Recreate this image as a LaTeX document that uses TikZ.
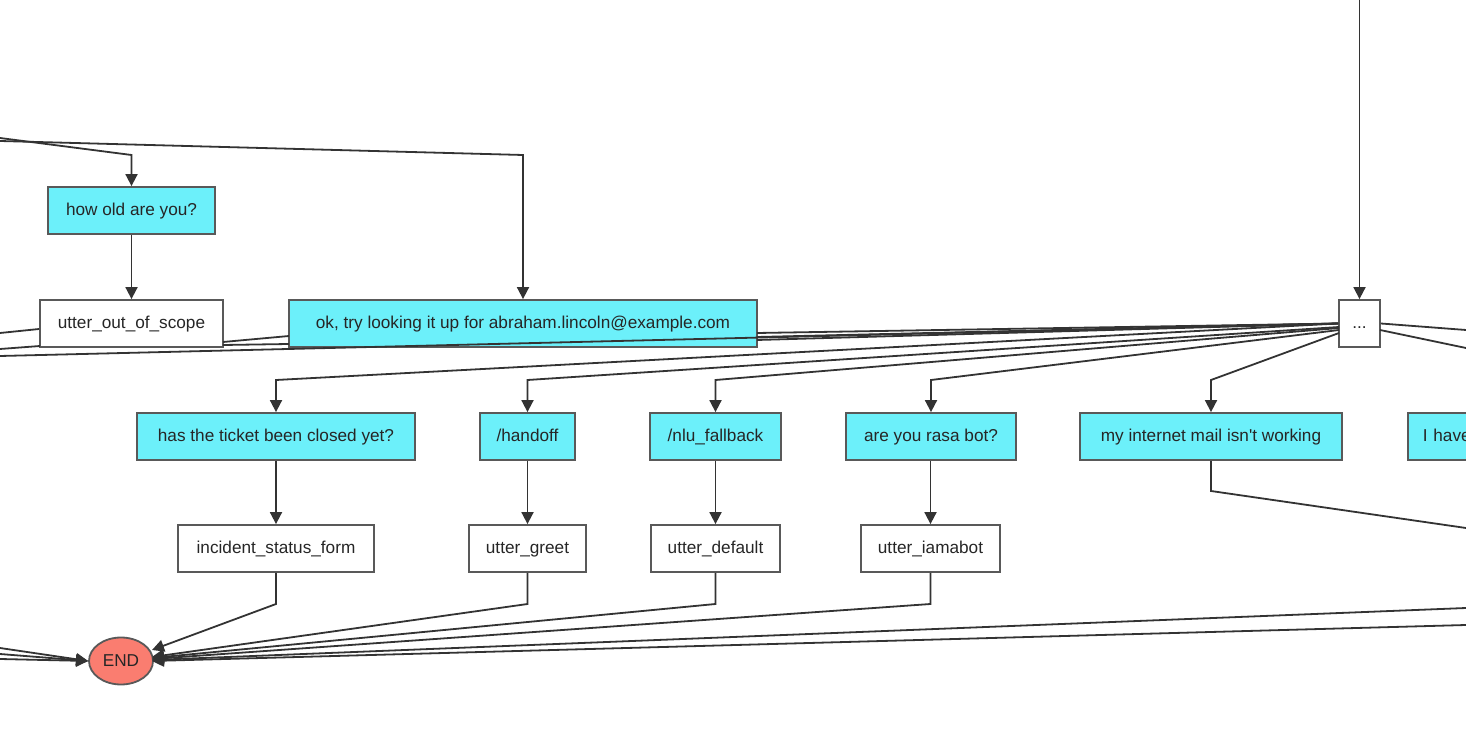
\documentclass[tikz,border=0pt]{standalone}
\usepackage{fontspec}
\setmainfont{Liberation Sans}[Ligatures=NoCommon]
\usetikzlibrary{arrows.meta,shapes.geometric}
\definecolor{qc}{HTML}{6CF0FA}
\definecolor{ec}{HTML}{FA7D70}
\begin{document}
\begin{tikzpicture}[x=0.5pt,y=-0.5pt,
  every node/.style={font=\fontsize{8.6}{10}\selectfont, text=black!85, text height=6.6pt, text depth=1.6pt},
  ln/.style={draw=black!80, line width=0.9pt},
  ar/.style={ln, -{Triangle[length=6pt,width=6pt]}},
  q/.style={draw=black!65, fill=qc, line width=0.9pt, minimum height=23.5pt, inner sep=0pt, rectangle},
  a/.style={draw=black!65, fill=white, line width=0.9pt, minimum height=23.5pt, inner sep=0pt, rectangle}]
\useasboundingbox (0,0) rectangle (1466,742);
\clip (0,0) rectangle (1466,742);
\node[q, minimum width=83.5pt] (howold) at (131.5,210.5) {how old are you?};
\node[a, minimum width=91.5pt] (oos) at (131.5,323.5) {utter\_out\_of\_scope};
\node[q, minimum width=234pt] (ok) at (523,323.5) {ok, try looking it up for abraham.lincoln@example.com};
\node[a, minimum width=20.5pt] (dots) at (1359.5,323.5) {...};
\node[q, minimum width=139pt] (tick) at (276,436.5) {has the ticket been closed yet?};
\node[q, minimum width=47.5pt] (hand) at (527.5,436.5) {/handoff};
\node[q, minimum width=65.5pt] (nlu) at (715.5,436.5) {/nlu\_fallback};
\node[q, minimum width=85pt] (rasa) at (931,436.5) {are you rasa bot?};
\node[q, minimum width=131pt] (mail) at (1211,436.5) {my internet mail isn\textquotesingle t working};
\node[q, minimum width=80pt, anchor=west, text width=76pt, align=left] (have) at (1407,436.5) {\hspace*{5.5pt}I have};
\node[a, minimum width=98pt] (inc) at (276,548.5) {incident\_status\_form};
\node[a, minimum width=58.5pt] (greet) at (527.5,548.5) {utter\_greet};
\node[a, minimum width=64.5pt] (def) at (715.5,548.5) {utter\_default};
\node[a, minimum width=69.5pt] (bot) at (930.5,548.5) {utter\_iamabot};
\node[ellipse, draw=black!65, fill=ec, line width=0.9pt, minimum width=32pt, minimum height=23.5pt, inner sep=0pt] (end) at (121,661) {END};
\coordinate (L1) at (0,138); \coordinate (L2) at (0,141);
\draw[ar] (L1) -- (131.5,155) -- (howold.north);
\draw[ar] (L2) -- (523,155) -- (ok.north);
\draw[ar] (howold) -- (oos);
\draw[ar] (1359.5,0) -- (dots.north);
\draw[ln] (oos.west |- 0,329) -- (0,333);
\draw[ln] (223,342) -- (289,336);
\draw[ln] (0,349) -- (40,346);
\draw[ln] (223,345) -- (289,344);
\draw[ln] (0,356) -- (dots.west);
\draw[ln] (757,337) -- (dots.west);
\draw[ln] (757,340) -- (dots.west);
\draw[ln] (757,333) -- (dots.west);
\draw[ln] (dots.east) -- (1466,330);
\draw[ln] (1380,330) -- (1466,348);
\draw[ar] (dots.west) -- (276,380) -- (tick.north);
\draw[ar] (1339,327) -- (527.5,380) -- (hand.north);
\draw[ar] (1339,328) -- (715.5,380) -- (nlu.north);
\draw[ar] (1339,330) -- (931,380) -- (rasa.north);
\draw[ar] (1339,333) -- (1211,380) -- (mail.north);
\draw[ar] (tick) -- (inc);
\draw[ar] (hand) -- (greet);
\draw[ar] (nlu) -- (def);
\draw[ar] (rasa.south -| bot) -- (bot);
\draw[ln] (mail.south) -- (1211,491) -- (1466,528);
\draw[ar] (inc.south) -- (276,604) -- (152,650);
\draw[ar] (greet.south) -- (527.5,604) -- (152,657);
\draw[ar] (def.south) -- (715.5,604) -- (152,658);
\draw[ar] (bot.south) -- (930.5,604) -- (152,659);
\draw[ar] (1466,608) -- (152,660);
\draw[ar] (1466,625) -- (152,661);
\draw[ar] (0,648) -- (end.west);
\draw[ar] (0,654) -- (end.west);
\draw[ar] (0,659) -- (end.west);
\end{tikzpicture}
\end{document}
_ _ _ _ _ _ _
▶ **Brief**:
Retype the listing exactly. Pictures do not belong in the copy.

▶ **Answer to this problem**:
Recreate this image as a LaTeX document that uses TikZ.
\documentclass[tikz,border=0pt]{standalone}
\usepackage{fontspec}
\setmainfont{Liberation Sans}[Ligatures=NoCommon]
\usetikzlibrary{arrows.meta,shapes.geometric}
\definecolor{qc}{HTML}{6CF0FA}
\definecolor{ec}{HTML}{FA7D70}
\begin{document}
\begin{tikzpicture}[x=0.5pt,y=-0.5pt,
  every node/.style={font=\fontsize{8.6}{10}\selectfont, text=black!85, text height=6.6pt, text depth=1.6pt},
  ln/.style={draw=black!80, line width=0.9pt},
  ar/.style={ln, -{Triangle[length=6pt,width=6pt]}},
  q/.style={draw=black!65, fill=qc, line width=0.9pt, minimum height=23.5pt, inner sep=0pt, rectangle},
  a/.style={draw=black!65, fill=white, line width=0.9pt, minimum height=23.5pt, inner sep=0pt, rectangle}]
\useasboundingbox (0,0) rectangle (1466,742);
\clip (0,0) rectangle (1466,742);
\node[q, minimum width=83.5pt] (howold) at (131.5,210.5) {how old are you?};
\node[a, minimum width=91.5pt] (oos) at (131.5,323.5) {utter\_out\_of\_scope};
\node[q, minimum width=234pt] (ok) at (523,323.5) {ok, try looking it up for abraham.lincoln@example.com};
\node[a, minimum width=20.5pt] (dots) at (1359.5,323.5) {...};
\node[q, minimum width=139pt] (tick) at (276,436.5) {has the ticket been closed yet?};
\node[q, minimum width=47.5pt] (hand) at (527.5,436.5) {/handoff};
\node[q, minimum width=65.5pt] (nlu) at (715.5,436.5) {/nlu\_fallback};
\node[q, minimum width=85pt] (rasa) at (931,436.5) {are you rasa bot?};
\node[q, minimum width=131pt] (mail) at (1211,436.5) {my internet mail isn\textquotesingle t working};
\node[q, minimum width=80pt, anchor=west, text width=76pt, align=left] (have) at (1407,436.5) {\hspace*{5.5pt}I have};
\node[a, minimum width=98pt] (inc) at (276,548.5) {incident\_status\_form};
\node[a, minimum width=58.5pt] (greet) at (527.5,548.5) {utter\_greet};
\node[a, minimum width=64.5pt] (def) at (715.5,548.5) {utter\_default};
\node[a, minimum width=69.5pt] (bot) at (930.5,548.5) {utter\_iamabot};
\node[ellipse, draw=black!65, fill=ec, line width=0.9pt, minimum width=32pt, minimum height=23.5pt, inner sep=0pt] (end) at (121,661) {END};
\coordinate (L1) at (0,138); \coordinate (L2) at (0,141);
\draw[ar] (L1) -- (131.5,155) -- (howold.north);
\draw[ar] (L2) -- (523,155) -- (ok.north);
\draw[ar] (howold) -- (oos);
\draw[ar] (1359.5,0) -- (dots.north);
\draw[ln] (oos.west |- 0,329) -- (0,333);
\draw[ln] (223,342) -- (289,336);
\draw[ln] (0,349) -- (40,346);
\draw[ln] (223,345) -- (289,344);
\draw[ln] (0,356) -- (dots.west);
\draw[ln] (757,337) -- (dots.west);
\draw[ln] (757,340) -- (dots.west);
\draw[ln] (757,333) -- (dots.west);
\draw[ln] (dots.east) -- (1466,330);
\draw[ln] (1380,330) -- (1466,348);
\draw[ar] (dots.west) -- (276,380) -- (tick.north);
\draw[ar] (1339,327) -- (527.5,380) -- (hand.north);
\draw[ar] (1339,328) -- (715.5,380) -- (nlu.north);
\draw[ar] (1339,330) -- (931,380) -- (rasa.north);
\draw[ar] (1339,333) -- (1211,380) -- (mail.north);
\draw[ar] (tick) -- (inc);
\draw[ar] (hand) -- (greet);
\draw[ar] (nlu) -- (def);
\draw[ar] (rasa.south -| bot) -- (bot);
\draw[ln] (mail.south) -- (1211,491) -- (1466,528);
\draw[ar] (inc.south) -- (276,604) -- (152,650);
\draw[ar] (greet.south) -- (527.5,604) -- (152,657);
\draw[ar] (def.south) -- (715.5,604) -- (152,658);
\draw[ar] (bot.south) -- (930.5,604) -- (152,659);
\draw[ar] (1466,608) -- (152,660);
\draw[ar] (1466,625) -- (152,661);
\draw[ar] (0,648) -- (end.west);
\draw[ar] (0,654) -- (end.west);
\draw[ar] (0,659) -- (end.west);
\end{tikzpicture}
\end{document}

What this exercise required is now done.